We've mentioned before the marked increase in personal savings before. This is, of course, a very good thing. Low personal savings are unhealthy in the long term, so it's only natural that this trend reverse. Usually though, there are opportunities for investment and that's eventually what brings economies out from under recession. People start businesses, buy equipment, or otherwise develop the infrastructure necessary for making money. Otherwise they supply capital in the form of stocks or bonds so that others can do so on their behalf.

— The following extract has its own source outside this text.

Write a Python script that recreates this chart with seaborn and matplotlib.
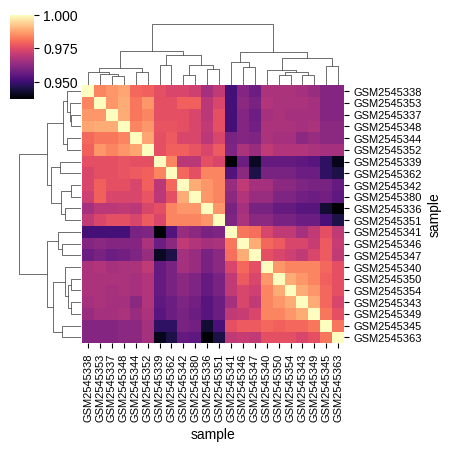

Unfortunately, that does not appear to be happening now. Paul Krugman notes:
That saving ought to be translated into investment, but the investment demand is not there. Housing is flat on its back because it was overbuilt; housing bubbles collapsed not only in the United States, but across much of Europe. Many businesses cannot get access to capital because of the breakdown of the financial system. But even those that do have access to capital don't want to invest because consumer demand is not there. Between the housing bust and the sudden decision of consumers to save, after all, we have a world with lots of excess capacity. The GDP report that just came out says that business-fixed investment, non-residential fixed investment, essentially business investment, is falling at a 40 percent annual rate.
So where do people park their money? Well that's the good news... it's financing our public debt. The massive deficits the government is having to take on through bailouts and stimulus appears to have more than enough interested investors. So much so that we've barely noticed that China has stopped buying American bonds.This, in a nutshell, is how Keynesian economic response to recessions is supposed to work. When business and consumers are unwilling to buy things that spur economic activity, there is only one other potential investor. The government. So with this glut of savings without a home, the government should build infrastructure, invest in technology, provide retraining to industries that will grow and so on. Not only does this leave a foundation for the future, but it also stimulates immediate growth by providing demand where there is none.
Unfortunately the conservatives are convinced that tax-cuts are the answer. A question they should ask themselves is if people are willing to invest their savings now, what would giving them additional cash do? People are afraid and hanging onto excess cash. This is why most economists regard tax cuts as the least stimulative response to a recession. The government becomes the source of investment replacing businesses and consumers.
Here's the analysis from Moody's on the Stimulus bill. Notice the significantly larger return for spending versus tax cuts:
However, this can't last forever. Though Keynesian theory clearly demands government intervention in a recession, the second part of the equation has proven much more difficult for Democrats and Republicans alike. Paying it off. Rather than using surpluses in the good times to pay off debt Democrats tend to spend it on new programs while Republicans favor tax cuts. The result is out of control debt and entitlement accounts that are edging the country towards bankruptcy.
So while I agree with the President's strategy thus far, when the recovery begins American cannot return to its old ways of continuing to accumulate debt during the good times. That means demanding of our leaders a new kind of accountability. No more promising something for nothing, whether it's new programs or tax cuts without actually paying for them.
Dick Cheney once famously noted that "deficits don't matter." Of course we can see that they do, but the point is that when you're in a deep recession they become secondary concerns. However, we have to set the stage for their prioritization once the recovery begins. That means dealing with stick issues like entitlement reform.